Monday 23 September 2019

Vet accused of passing Faugheen info which was allegedly used to gain an unfair advantage in the betting market

Faugheen. Photo: Sportsfile
Faugheen. Photo: Sportsfile
Michael Verney

Michael Verney

Tim Brennan faces a British Horseracing Authority (BHA) disciplinary panel hearing about allegations of corrupt or fraudulent practice in his role as a vet by passing on inside information but Brennan is free to continue his work as normal during the investigation.

Brennan's hearing surrounds the 2016 Champion Hurdle prospects of Faugheen, which was the reigning champion at the time, when the vet was used by champion trainer Willie Mullins in the build-up to the Cheltenham Festival.

There is no suggestion that Mullins or any of the staff at his Closutton stables were aware of Brennan's alleged actions or that they were not involved in any wrongdoing.

Having won the Irish Champion Hurdle in January 2016, Mullins subsequently scratched odds-on favourite Faugheen from the Champion Hurdle on February 17 due to a "sore suspensory ligament".

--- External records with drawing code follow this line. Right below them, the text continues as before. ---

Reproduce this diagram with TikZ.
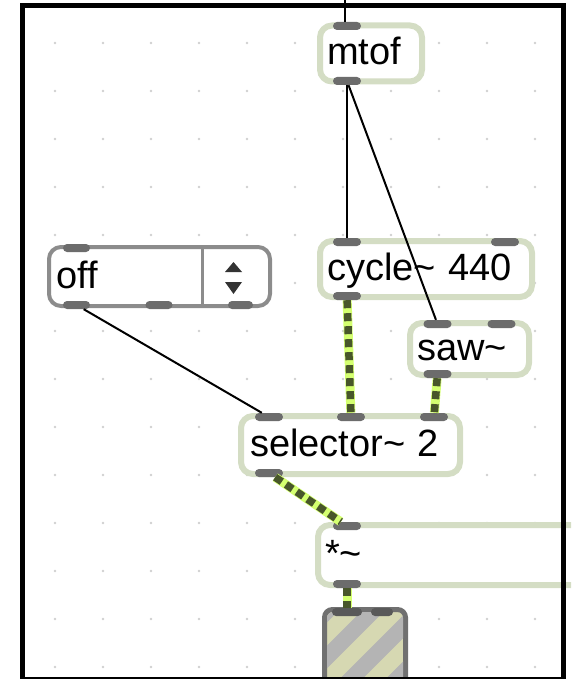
\documentclass[tikz,border=0pt]{standalone}
\usepackage{fontspec}
\setmainfont{Liberation Sans}
\definecolor{objedge}{RGB}{212,221,196}
\definecolor{menugray}{RGB}{140,140,140}
\definecolor{portgray}{RGB}{108,108,108}
\definecolor{sigpale}{RGB}{212,255,112}
\definecolor{sigdark}{RGB}{72,86,42}
\definecolor{dotgray}{RGB}{208,208,208}
\definecolor{meterrim}{RGB}{112,112,112}
\definecolor{meterkhaki}{RGB}{214,216,178}
\definecolor{metergray}{RGB}{180,180,180}

\begin{document}
\begin{tikzpicture} [x = 1pt, y = -1pt,
  maxobj/.style = {draw = objedge, line width = 6pt, fill = white, rounded corners = 12pt,
    minimum height = 56pt, inner xsep = 7pt, inner ysep = 4pt, text height = 25pt,
    text depth = 2pt, align = left, font = \fontsize{38}{40}\selectfont},
  port/.style = {fill = portgray, rounded corners = 4pt, minimum width = 28pt,
    minimum height = 8pt, inner sep = 0pt},
  ctl/.style = {line width = 2pt},
  sig/.style = {preaction = {draw = sigpale, line width = 9pt}, draw = sigdark,
    line width = 7.5pt, dash pattern = on 8pt off 5pt}]
\useasboundingbox (0, 0) rectangle (571, 679);
\clip (0, 0) rectangle (571, 679);
\foreach \x in {55, 103, ..., 535}
  \foreach \y in {43, 91, ..., 667}
    \fill[dotgray] (\x, \y) circle [radius = 1.3pt];
\node[maxobj, text width = 88pt] (mtof) at (371, 53.5) {mtof};
\node[maxobj, text width = 198pt] (cycle) at (426, 269) {cycle\textasciitilde{} 440};
\node[maxobj, text width = 105pt, minimum height = 52pt] (saw) at (469.5, 349) {saw\textasciitilde};
\node[maxobj, text width = 201pt, inner xsep = 9pt, minimum height = 58pt] (selector) at (350.5, 445) {selector\textasciitilde{} 2};
\node[maxobj, text width = 308pt, minimum height = 60pt] (mul) at (479, 555) {*\textasciitilde};
\node[maxobj, draw = menugray, line width = 4pt, text width = 207pt, minimum height = 59pt] (umenu) at (159.5, 276.5) {off};
\draw[menugray, line width = 3pt] (202, 247) -- (202, 306);
\fill[black!80] (225, 272) -- (242, 272) -- (233.5, 262) -- cycle;
\fill[black!80] (225, 282) -- (242, 282) -- (233.5, 294) -- cycle;
\node[draw = meterrim, line width = 5pt, rounded corners = 8pt, minimum width = 81pt,
  minimum height = 111pt, inner sep = 0pt, fill = meterkhaki] (meter) at (365, 665) {};
\begin{scope}
  \clip[rounded corners = 6pt] (327, 612) rectangle (403, 722);
  \foreach \c in {846, 892, ..., 1120}
    \draw[metergray, line width = 16pt] (300, \c - 300) -- (440, \c - 440);
\end{scope}
\node[port] (mtofin) at (347, 26) {};
\node[port] (mtofout) at (347, 81) {};
\node[port] (cyclein) at (347, 242) {};
\node[port] (cycleinr) at (505, 242) {};
\node[port] (cycleout) at (347, 296) {};
\node[port] (sawin) at (437.5, 324) {};
\node[port] (sawinr) at (501.5, 324) {};
\node[port] (sawout) at (437.5, 374) {};
\node[port] (selin) at (269, 417) {};
\node[port] (selinm) at (351, 417) {};
\node[port] (selinr) at (434, 417) {};
\node[port] (selout) at (269, 473) {};
\node[port] (mulin) at (347, 526) {};
\node[port] (mulout) at (347, 584) {};
\node[port, minimum width = 27pt] (menuin) at (76.5, 248) {};
\node[port, minimum width = 27pt] (menuout) at (76.5, 305) {};
\node[port, minimum width = 27pt] (menuoutm) at (159, 305) {};
\node[port, minimum width = 25pt] (menuoutr) at (240.5, 305) {};
\node[port, fill = black!65, minimum width = 30pt] (meterin) at (347, 612) {};
\node[port, fill = black!65, minimum width = 22pt] (meterinr) at (382, 612) {};
\coordinate (src) at (345, 0);
\draw[ctl] (src) -- (src |- mtofin.north);
\draw[ctl] (mtofout) -- (cyclein);
\draw[ctl] (mtofout) -- (sawin);
\draw[ctl] (menuout) -- (selin);
\draw[sig] (cycleout) -- (selinm);
\draw[sig] (sawout) -- (selinr);
\draw[sig] (selout) -- (mulin);
\draw[sig] (mulout) -- (meterin);
\draw[line width = 5pt] (22.5, 5.5) rectangle (563, 679.5);
\end{tikzpicture}
\end{document}
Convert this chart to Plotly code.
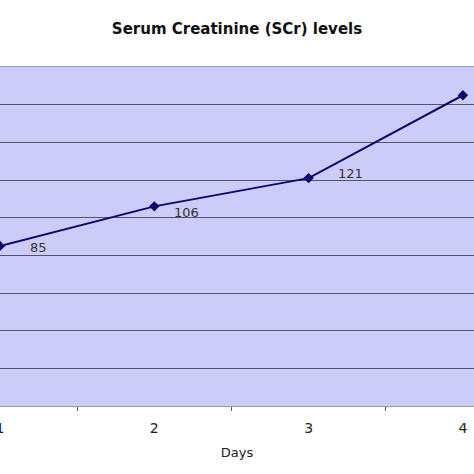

Brennan is accused of passing inside information to his brother Michael between January 24, 2016 and February 20 which was subsequently used to gain an unfair advantage in the betting market.

Michael Brennan "was a person of interest in this investigation" according to a BHA statement and has already been excluded from the sport "as a result of his failure to co-operate with the investigation".

The BHA outlined that the hearing, which will take place on July 16 and 17, will assess whether or not Brennan passed on information "which might be used to gain an unfair advantage in the betting market intending to make a gain for himself or another and/or to cause loss to another".

A BHA disciplinary panel will also consider whether or not Brennan "enabled and/or assisted Michael Brennan to cheat at gambling in relation to the 2016 Cheltenham Champion Hurdle".

If the allegation is made out, Tim Brennan, who was unavailable for comment when contacted last night, could be disqualified from the sport for between six months and 10 years.

Meanwhile, Gustav Klimt looks set to spearhead a three-pronged Aidan O'Brien challenge in Saturday's Irish 2,000 Guineas at the Curragh.

The son of Galileo impressed on his seasonal bow at Leopardstown last month but was forced to settle for sixth place in the Newmarket equivalent behind stable companion Saxon Warrior.

"US Navy Flag and Gustav Klimt will probably run, and Threeandfourpence might be there as well. We were a bit disappointed with Gustav, he's always travelled very strongly with a lot of pace at home and the Curragh will tell us an awful lot," O'Brien said.

The Ballydoyle maestro will also have a strong hand in Sunday's 1,000 Guineas at the Kildare track with Newmarket third Happily, Clemmie and Could It Be Love set to take their chance.

They could be joined by shock English 1,000 Guineas winner Billesdon Brook with Richard Hannon debating whether or not to supplement the filly for the Curragh Classic.

"Billesdon Brook is in great form. You've got the Irish Guineas, you've got the Prix de Diane (French Oaks), you've got the Coronation (Stakes at Royal Ascot). It's pretty much all about the supplementary conditions," Hannon told At The Races.

"We're discussing with the owners, and we'll see where we go. We just need to get the money together!"

O'Brien also looks set to have two runners in Sunday's Gold Cup with Epsom Derby runner-up Cliffs Of Moher, a recent Naas winner, and Hydrangea, while former Ascot Gold Cup winner Order Of St George is on course for his comeback run in Friday's Saval Beg at Leopardstown.

Elsewhere, Gordon Elliott will bid to end his barren spell at a seven-race Flat card at Sligo this evening with the all-conquering Meath trainer going through a rare quiet spell. Placed in all three of his runs for Jessica Harrington, Loving A Bloom has a live chance under Chris Hayes in the opening maiden (5.50) having been gelded since switching stables.